Di antara ulama yang berpendapat hadits itu mungkar adalah 'Abdurrahman bin Mahdiy, Imam Ahmad, Abu Zur'ah Ar-Rozi, dan Al Atsrom. Alasan mereka adalah karena hadits tersebut bertentangan dengan hadits berikut:
لاَ تَقَدَّمُوا رَمَضَانَ بِصَوْمِ يَوْمٍ وَلاَ يَوْمَيْنِ
"Janganlah mendahulukan Ramadhan dengan sehari atau dua hari berpuasa." (HR Muslim nomor 1082)
Jika dipahami dari hadits ini, berarti boleh mendahulukan sebelum Ramadhan dengan berpuasa dua hari atau lebih.
Al Atsrom mengatakan, "Hadits larangan berpuasa setelah separuh bulan Syaban bertentangan dengan hadits lainnya.

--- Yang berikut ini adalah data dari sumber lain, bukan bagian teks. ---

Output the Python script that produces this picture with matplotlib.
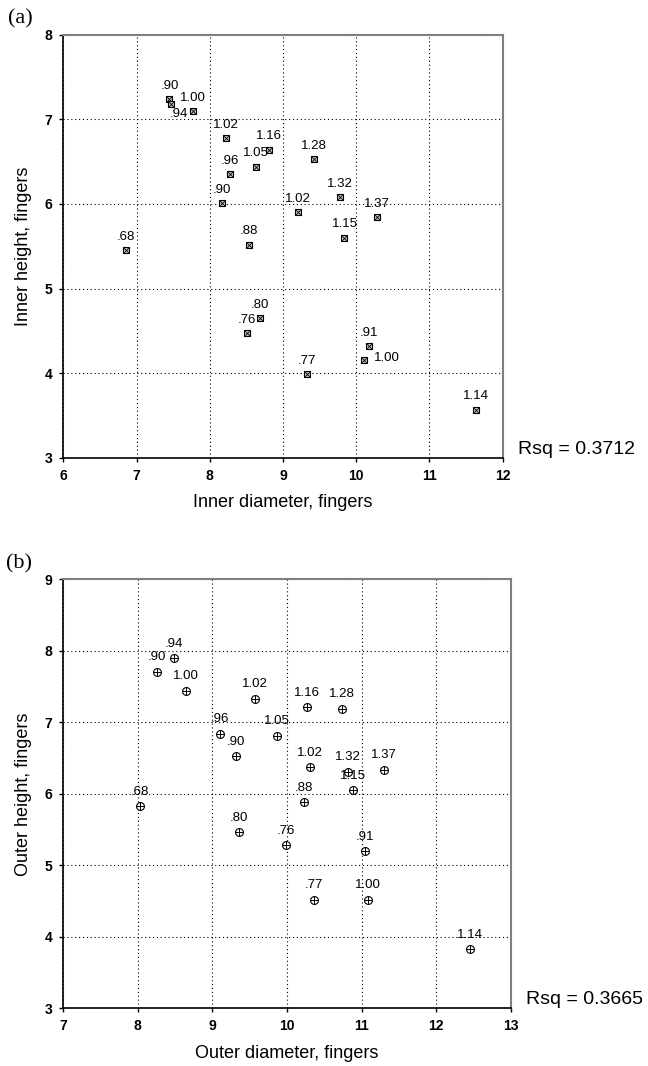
import matplotlib
matplotlib.use('Agg')
import matplotlib.pyplot as plt

plt.rcParams['font.family'] = ['Liberation Sans', 'DejaVu Sans']

# panel (a): inner dimensions
inner_diam = [7.45, 7.47, 7.77, 8.22, 8.81, 8.63, 8.28, 8.17, 6.85, 8.53,
              9.42, 9.78, 9.20, 10.28, 9.84, 8.68, 8.51, 10.18, 10.11, 9.33, 11.63]
inner_height = [7.24, 7.18, 7.10, 6.78, 6.64, 6.44, 6.35, 6.01, 5.45, 5.52,
                6.53, 6.08, 5.90, 5.84, 5.60, 4.65, 4.47, 4.32, 4.16, 3.99, 3.57]
inner_lab = ['.90', '.94', '1.00', '1.02', '1.16', '1.05', '.96', '.90', '.68', '.88',
             '1.28', '1.32', '1.02', '1.37', '1.15', '.80', '.76', '.91', '1.00', '.77', '1.14']
rsq_a = 'Rsq = 0.3712'

# panel (b): outer dimensions
outer_diam = [8.49, 8.26, 8.64, 9.57, 10.27, 10.74, 9.87, 9.10, 9.32, 10.31,
              10.82, 11.30, 10.88, 8.03, 10.23, 9.36, 9.98, 11.04, 10.36, 11.08, 12.45]
outer_height = [7.90, 7.71, 7.44, 7.33, 7.21, 7.19, 6.81, 6.84, 6.53, 6.37,
                6.31, 6.34, 6.05, 5.83, 5.88, 5.46, 5.28, 5.20, 4.52, 4.52, 3.83]
outer_lab = ['.94', '.90', '1.00', '1.02', '1.16', '1.28', '1.05', '.96', '.90', '1.02',
             '1.32', '1.37', '1.15', '.68', '.88', '.80', '.76', '.91', '.77', '1.00', '1.14']
rsq_b = 'Rsq = 0.3665'

# label offsets in points (default: centred above the marker)
off_a = {1: (5.5, -7), 18: (16, 1.2)}
off_b = {}

fig = plt.figure(figsize=(6.48, 10.66), dpi=100)


def panel(rect, x, y, labs, offs, xlim, ylim, xlabel, ylabel, tag, rsq, kind):
    ax = fig.add_axes(rect)
    if kind == 'a':
        ax.scatter(x, y, marker='s', s=24, facecolor='#c8c8c8', edgecolor='black',
                   linewidth=0.8, zorder=3)
        ax.scatter(x, y, marker='x', s=11, color='black', linewidth=0.6, zorder=4)
        up = 9.6
    else:
        ax.scatter(x, y, marker='o', s=32, facecolor='white', edgecolor='black',
                   linewidth=0.8, zorder=3)
        ax.scatter(x, y, marker='+', s=32, color='black', linewidth=0.7, zorder=4)
        up = 10.4
    for i, (xi, yi, t) in enumerate(zip(x, y, labs)):
        dx, dy = offs.get(i, (0, up))
        ax.annotate(t, (xi, yi), xytext=(dx, dy), textcoords='offset points',
                    ha='center', va='center', fontsize=9.5, zorder=5)
    ax.set_xlim(*xlim)
    ax.set_ylim(*ylim)
    ax.set_xticks(range(xlim[0], xlim[1] + 1))
    ax.set_yticks(range(ylim[0], ylim[1] + 1))
    ax.grid(True, linestyle=(0, (1, 2.5)), color='black', linewidth=0.8)
    for s in ('left', 'bottom'):
        ax.spines[s].set_color('black')
        ax.spines[s].set_linewidth(1.2)
    for s in ('top', 'right'):
        ax.spines[s].set_color('#808080')
        ax.spines[s].set_linewidth(1.5)
    ax.tick_params(direction='out', length=3, width=1, pad=5, labelsize=10)
    for lb in ax.get_xticklabels() + ax.get_yticklabels():
        lb.set_fontweight('bold')
    ax.set_xlabel(xlabel, fontsize=13, labelpad=8)
    ax.set_ylabel(ylabel, fontsize=13, labelpad=9)
    ax.text(-0.127, 1.037, tag, transform=ax.transAxes, fontsize=16,
            family='Liberation Serif', ha='left', va='center')
    ax.text(1.035, 0.02, rsq, transform=ax.transAxes, fontsize=14,
            ha='left', va='center')
    return ax


panel([0.0977, 0.5706, 0.678, 0.3968], inner_diam, inner_height, inner_lab, off_a,
      (6, 12), (3, 8), 'Inner diameter, fingers', 'Inner height, fingers', '(a)', rsq_a, 'a')
panel([0.0977, 0.0541, 0.6904, 0.4024], outer_diam, outer_height, outer_lab, off_b,
      (7, 13), (3, 9), 'Outer diameter, fingers', 'Outer height, fingers', '(b)', rsq_b, 'b')

fig.savefig('out.png', dpi=100)
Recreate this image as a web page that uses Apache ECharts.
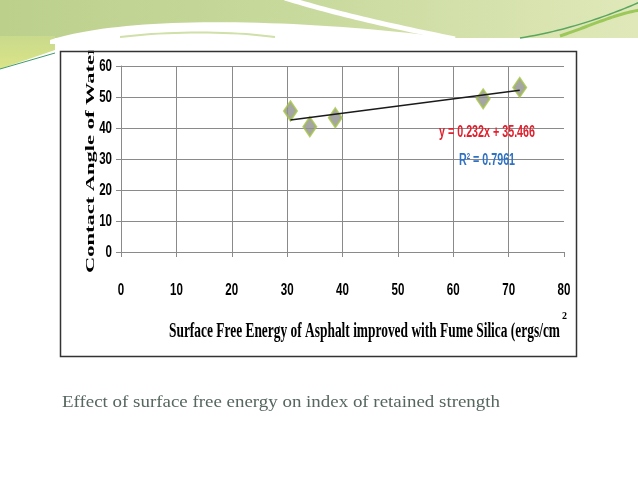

Karena Nabi Shallallahu ‘alaihi wa sallam sendiri berpuasa di bulan Syaban seluruhnya (mayoritasnya) dan beliau lanjutkan dengan berpuasa di bulan Ramadhan. Dan hadits di atas juga bertentangan dengan hadits yang melarang berpuasa dua hari sebelum Ramadhan. Kesimpulannya, hadits tersebut adalah hadits yang syadz, bertentangan dengan hadits yang lebih kuat."
At-Thahawiy mengatakan hadits larangan berpuasa setelah separuh bulan Syaban adalah hadits yang mansukh (sudah dihapus). Bahkan, Ath-Thohawiy menceritakan telah ada ijma' (kesepakatan ulama) untuk tidak beramal dengan hadits tersebut. Lalu mayoritas ulama memang tidak mengamalkan hadits tersebut.